Un nuovo Foscolo, con in più l'esperienza del dolore e riconosce che questo dolore è fonte d'ispirazione per la poesia. Temi: disillusione, esilio, tomba. Questo sonetto è legato alle odi. Non lo è nelle terzine: è un auto approfondimento psicologico.


NOTTI D'ANGOSCIA

Temi: noia, irrimediabilità, disperazione. Cause della disperazione: solitudine (come in Petrarca), la fortuna contraria, disillusione in campo civile e amoroso. Si abbandona vicino ad un torrente. C'è una stonatura, un verso tratto dal Lamberti: vuole indicare che quando crolla l'ultima illusione crolla l'ispirazione poetica e perciò prende a prestito quel verso.


LE ODI

Fanno parte dei sonetti più importanti: sono componimenti che costituiscono l'apice del Foscolo neoclassico.
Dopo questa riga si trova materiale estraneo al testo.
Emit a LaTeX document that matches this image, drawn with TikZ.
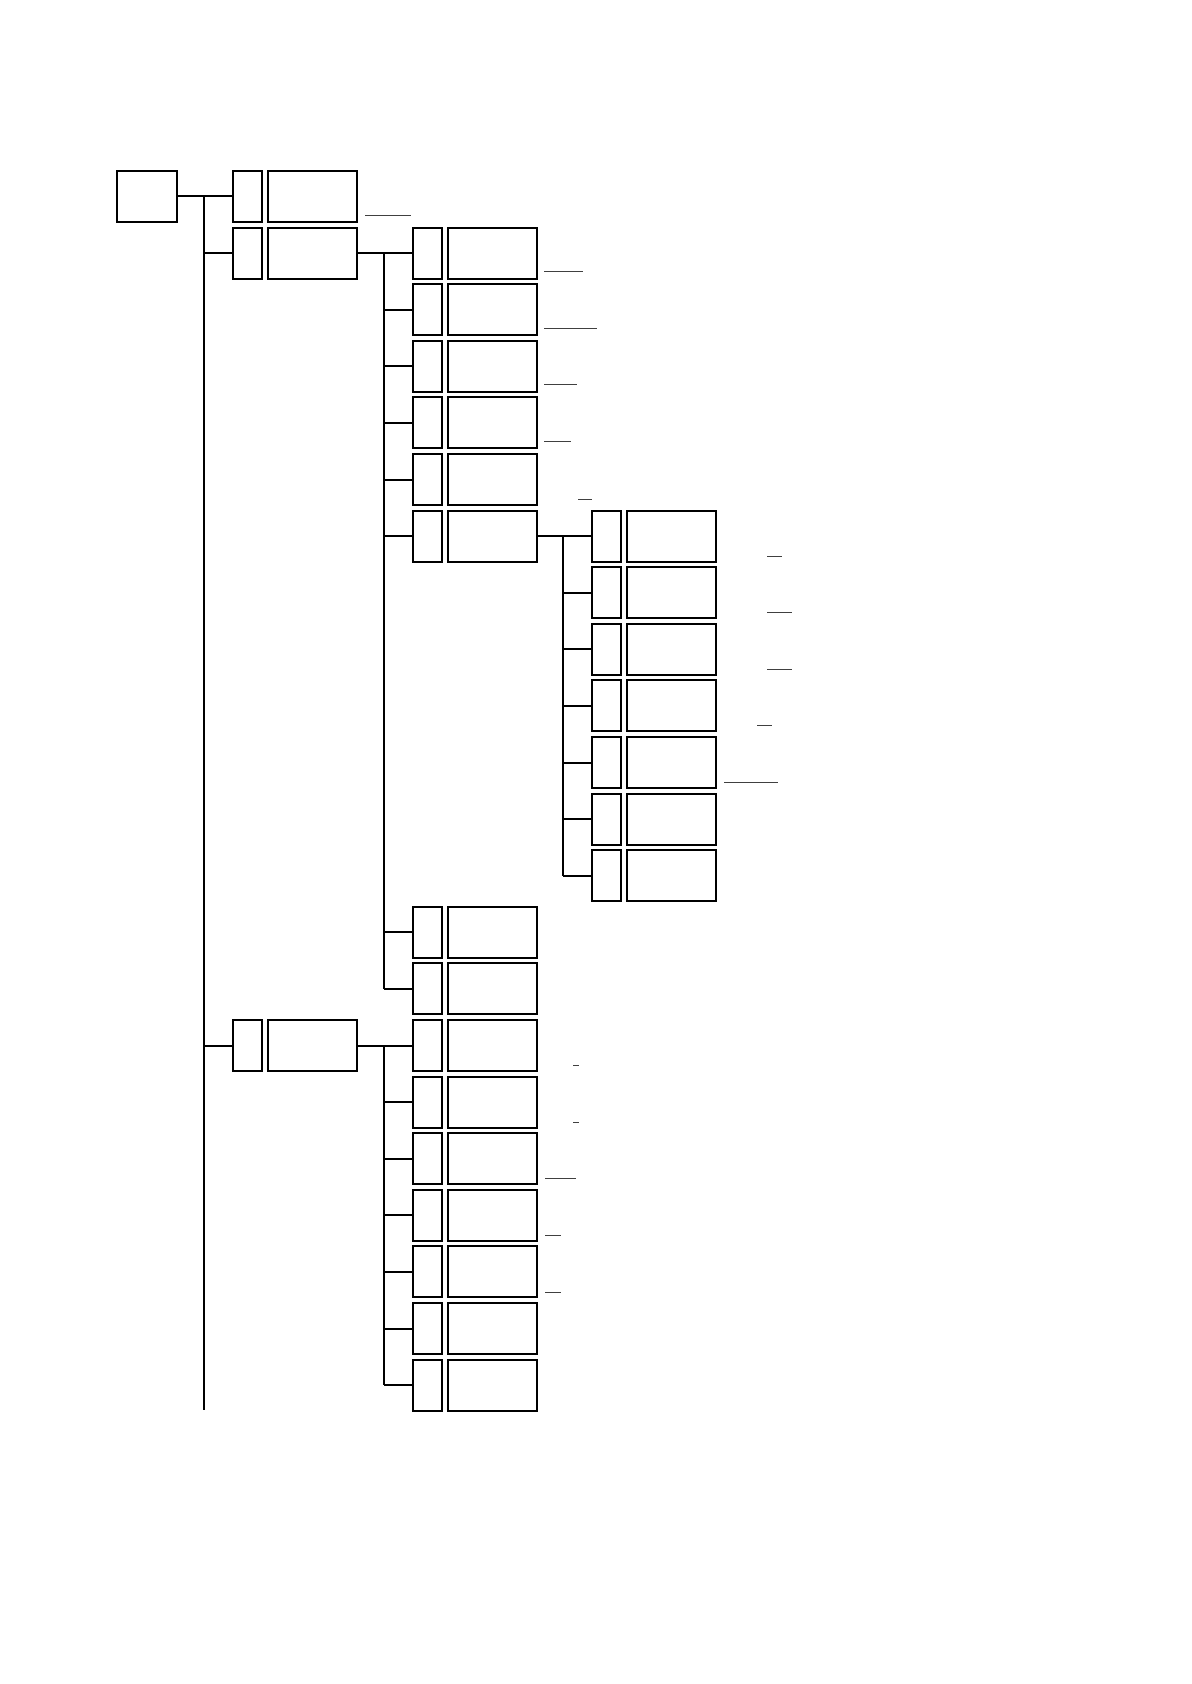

La I è a Luigia Pallavicini, è quella più neoclassica dove il Foscolo viene a creare un mito dal nulla, esercitando la sua capacità mito-poietica. Per questa prima ode si è ispirato a una fatto di cronaca: è di una donna che cade da cavallo, il cui viso resta deturpato. Foscolo non conosce questa donna ma si interessa a lei perché, eternando attraverso la Poesia questo mito della Bellezza, che non muore, riesce a farlo rimanere eterno grazie alla poesia. Trattandosi di un ideale, la bellezza non è in grado di rendere eterna la donna. Foscolo afferma che tre dee sono diventate tali pur essendo mortali perché con la loro bellezza si sono fatte contemplare. L'ode inizia con una vocazione al mito di venere citerea (originaria di Citera). E' richiamato il mito quando Venere si era innamorata di Adone, un cacciatore; Apollo, geloso di lui, lo trasforma in cinghiale per poi farlo sbranare dai suoi cani. Dopo la caduta da cavallo Foscolo interpella le tre grazie simbolo di bellezza.
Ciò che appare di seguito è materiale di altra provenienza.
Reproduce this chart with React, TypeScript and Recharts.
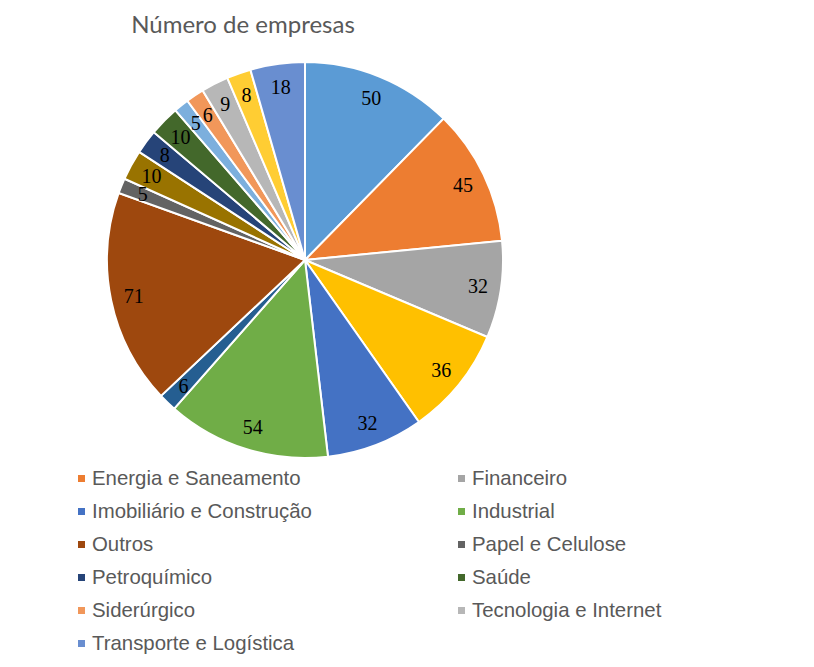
import React from 'react';
import { Pie, PieChart, Cell, Legend } from 'recharts';

// first legend column is cut off in the reference, so those names are unknown
const categories = [
  'Setor 1', 'Energia e Saneamento', 'Financeiro',
  'Setor 4', 'Imobiliário e Construção', 'Industrial',
  'Setor 7', 'Outros', 'Papel e Celulose',
  'Setor 10', 'Petroquímico', 'Saúde',
  'Setor 13', 'Siderúrgico', 'Tecnologia e Internet',
  'Setor 16', 'Transporte e Logística',
];

const empresas = [50, 45, 32, 36, 32, 54, 6, 71, 5, 10, 8, 10, 5, 6, 9, 8, 18];

const COLORS = [
  '#5B9BD5', '#ED7D31', '#A5A5A5', '#FFC000', '#4472C4', '#70AD47',
  '#255E91', '#9E480E', '#636363', '#997300', '#264478', '#43682B',
  '#7CAFDD', '#F1975A', '#B7B7B7', '#FFCD33', '#698ED0',
];

const chartData = categories.map((name, i) => ({ name, value: empresas[i] }));

const RADIAN = Math.PI / 180;

const renderLabel = ({ cx, cy, midAngle, outerRadius, value }: any) => {
  const r = outerRadius - 23;
  const x = cx + r * Math.cos(-midAngle * RADIAN);
  const y = cy + r * Math.sin(-midAngle * RADIAN);
  return (
    <text
      x={x}
      y={y}
      fill="#000"
      textAnchor="middle"
      dominantBaseline="central"
      fontSize={20}
      fontFamily="'Liberation Serif', 'Times New Roman', serif"
    >
      {value}
    </text>
  );
};

// legend is laid out in 3 columns; the first column is outside the cropped view
const renderLegend = () => (
  <div
    style={{
      display: 'grid',
      gridTemplateColumns: '380px 380px',
      fontFamily: "'Liberation Sans', Arial, sans-serif",
      fontSize: 20.4,
      color: '#595959',
    }}
  >
    {chartData.map((d, i) =>
      i % 3 === 0 ? null : (
        <div key={d.name} style={{ height: 33, display: 'flex', alignItems: 'center', whiteSpace: 'nowrap' }}>
          <span
            style={{
              width: 7,
              height: 7,
              background: COLORS[i],
              display: 'inline-block',
              marginRight: 7,
              flexShrink: 0,
            }}
          />
          <span>{d.name}</span>
        </div>
      )
    )}
  </div>
);

export default function App() {
  return (
    <div style={{ position: 'absolute', left: 0, top: 0, width: 814, height: 667, background: '#fff', overflow: 'hidden' }}>
      <div
        style={{
          position: 'absolute',
          left: 0,
          width: 486,
          top: 9,
          textAlign: 'center',
          fontFamily: "Lato, 'Open Sans', sans-serif",
          fontSize: 24,
          lineHeight: '30px',
          color: '#595959',
        }}
      >
        Número de empresas
      </div>
      <PieChart width={814} height={667} margin={{ top: 0, right: 0, bottom: 0, left: 0 }}>
        <Pie
          data={chartData}
          dataKey="value"
          nameKey="name"
          cx={305}
          cy={260}
          outerRadius={198}
          startAngle={90}
          endAngle={-270}
          labelLine={false}
          label={renderLabel}
          isAnimationActive={false}
        >
          {chartData.map((entry, index) => (
            <Cell key={`cell-${index}`} fill={COLORS[index]} stroke="#fff" strokeWidth={2} />
          ))}
        </Pie>
        <Legend
          content={renderLegend}
          wrapperStyle={{ position: 'absolute', left: 78, top: 462, width: 760 }}
        />
      </PieChart>
    </div>
  );
}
A LUIGIA PALLAVICINI CADUTA DA CAVALLO

Inizia con un clima mitologico che poi si diffonde attraverso i personaggi. La bellezza richiama amore. L'arco risuona del grande rumore, l'arco di Apollo. Episodio della vita di Luigia.
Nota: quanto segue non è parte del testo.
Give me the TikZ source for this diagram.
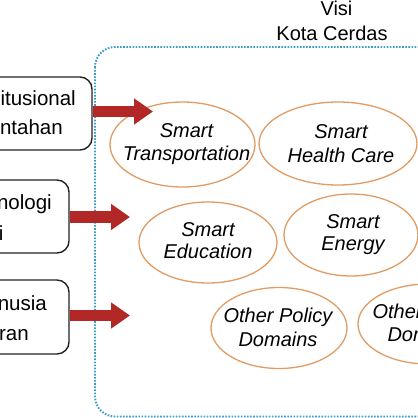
\documentclass[tikz,border=0pt]{standalone}
\usepackage{fontspec}
\setmainfont{Liberation Sans}
\usetikzlibrary{arrows.meta,shapes.geometric}
\definecolor{frameblue}{RGB}{58,155,196}
\definecolor{ovalorange}{RGB}{224,156,100}
\definecolor{arrowred}{RGB}{178,40,38}
\definecolor{boxgray}{RGB}{35,35,35}
\tikzset{
  oval/.style={draw=ovalorange, line width=1.3pt, ellipse, inner sep=0pt},
  lbl/.style={inner sep=0pt, anchor=base, font=\fontsize{20}{23}\selectfont\itshape, text=black},
  boxtxt/.style={inner sep=0pt, anchor=base east, font=\fontsize{20.5}{24}\selectfont, text=black},
  ttl/.style={inner sep=0pt, anchor=base, font=\fontsize{20}{24}\selectfont, text=black},
  leftbox/.style={draw=boxgray, line width=1.4pt, rounded corners=12pt, inner sep=0pt},
  fatarrow/.style={draw=arrowred, line width=11.5pt, -{Triangle[length=19pt,width=25pt]}},
  visiframe/.style={draw=frameblue, line width=1.9pt, dash pattern=on 1.6pt off 1.5pt, rounded corners=20pt}
}
\begin{document}
\begin{tikzpicture}[x=1pt,y=-1pt]
\useasboundingbox (0,0) rectangle (418,418);
\clip (0,0) rectangle (418,418);
\fill[white] (0,0) rectangle (418,418);
% dotted vision frame
\draw[visiframe] (95,47) rectangle (450,416.5);
% title
\node[ttl] (t1) at (336.5,15) {Visi};
\node[ttl] (t2) at (332,40) {Kota Cerdas};
% left boxes
\node[leftbox, minimum width=122pt, minimum height=73pt] (b1) at (31,113.5) {};
\node[leftbox, minimum width=99pt, minimum height=73pt] (b2) at (19.5,216.5) {};
\node[leftbox, minimum width=99pt, minimum height=74pt] (b3) at (19.5,317) {};
\node[boxtxt] (b1a) at (76,105) {itusional};
\node[boxtxt] (b1b) at (63,134) {ntahan};
\node[boxtxt] (b2a) at (52,209) {nologi};
\node[boxtxt] (b2b) at (3.6,240) {i};
\node[boxtxt] (b3a) at (47,310) {nusia};
\node[boxtxt] (b3b) at (29,340) {ran};
% ellipses
\node[oval, minimum width=145pt, minimum height=85pt] (e1) at (182.5,144.5) {};
\node[oval, minimum width=158pt, minimum height=83pt] (e2) at (338,143.5) {};
\node[oval, minimum width=138pt, minimum height=81pt] (e3) at (208,242.5) {};
\node[oval, minimum width=134pt, minimum height=82pt] (e4) at (351,235) {};
\node[oval, minimum width=136pt, minimum height=81pt] (e5) at (279,328) {};
\node[oval, minimum width=140pt, minimum height=80pt] (e6) at (428,324) {};
% ellipse labels
\node[lbl] (e1a) at (186.5,137) {Smart};
\node[lbl] (e1b) at (186.5,160) {Transportation};
\node[lbl] (e2a) at (341,138) {Smart};
\node[lbl] (e2b) at (341,162) {Health Care};
\node[lbl] (e3a) at (208,236) {Smart};
\node[lbl] (e3b) at (208,258) {Education};
\node[lbl] (e4a) at (353,228) {Smart};
\node[lbl] (e4b) at (353,250) {Energy};
\node[lbl] (e5a) at (278,322) {Other Policy};
\node[lbl] (e5b) at (278,346) {Domains};
\node[lbl] (e6a) at (427,318) {Other Policy};
\node[lbl] (e6b) at (427,341) {Domains};
% arrows
\coordinate (a1) at (153,111.5);
\coordinate (a2) at (130,217);
\coordinate (a3) at (130,315.5);
\draw[fatarrow] (b1.east |- a1) -- (a1);
\draw[fatarrow] (b2.east |- a2) -- (a2);
\draw[fatarrow] (b3.east |- a3) -- (a3);
\end{tikzpicture}
\end{document}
Inventa la leggenda di Ippolito: il cavallo si impenna, esce dall'acqua e getta la ragazza mezza morta sulla riva. Muoia che ha osato affidare alla donna un cavallo inaffidabile e invitò con decisione crudele un pericolo per la bellezza: Inventa un mito per rendere omaggio alla bellezza.


ALLA SERA

Momento di serenità profonda: la notte è sempre serenatrice in questo periodo, anche perché gli permette di sperimentare l'esperienza a priori della morte: prefigurazione della morte. La sensazione romantica e il modo sensista con cui era cresciuto sono in opposizione. Dopo la morte non c'è niente per tutta l'eternità, ma non era capace di credere totalmente nel nulla: allora elabora I sepolcri.

LE GRAZIE

In proseguimento, e almeno nelle intenzioni dell'autore, in approfondimento della lirica dei Sepolcri, avrebbe scritto l'altro carme "Le Grazie", cui Foscolo pensava almeno dal 1802, che portò parecchio innanzi, al 1812-14 e che sperò sempre di terminare rassegnandosi a lasciarlo incompiuto, con notevole incertezza circa l'ordinamento definitivo. E' un'altra interpretazione politica della storia dell'umanità, vista attraverso il suo incivilimento di cui le grazie sono il simbolo. Tuttavia la salda compattezza ideale dei Sepolcri qui manca, rispecchiando nella stessa frammentarietà dell'opera latina, dubbi dell'autore; anche l'espressione poetica si fa più diversa, più legata e sottile, quasi a captare le vibrazioni più recondite dei suoni e lontana dalla magnanimità (non magniloquenza) dei Sepolcri. Il giudizio sul carme è reso più difficile dalla sua condizione di abbozzo, dalla presenza di un mare di varianti e riferimenti, di equivoci che possono nascere in noi leggendo i frammenti, compiuti come poesie a sé stanti, quindi con il fascino romantico della rovina, risultato a cui Foscolo non mirava di sicuro. D'altronde anche nell'asserire che Foscolo non mirava al frammento occorre una certa cautela perché il carme fu elaborato per frammenti destinati poi ad essere collocati e raccordati e ad un certo punto si accorse che forse non gli bastavano più a tanta fatica. Le grazie rimangono quindi l'estremo tentativo di dare vita e respiro agli antichi miti inserendoli nella storia degli uomini, anche degli uomini d'oggi con una ricchezza di versi splendida ma talvolta rischiosa, nei confronti della potente semplicità dei Sepolcri.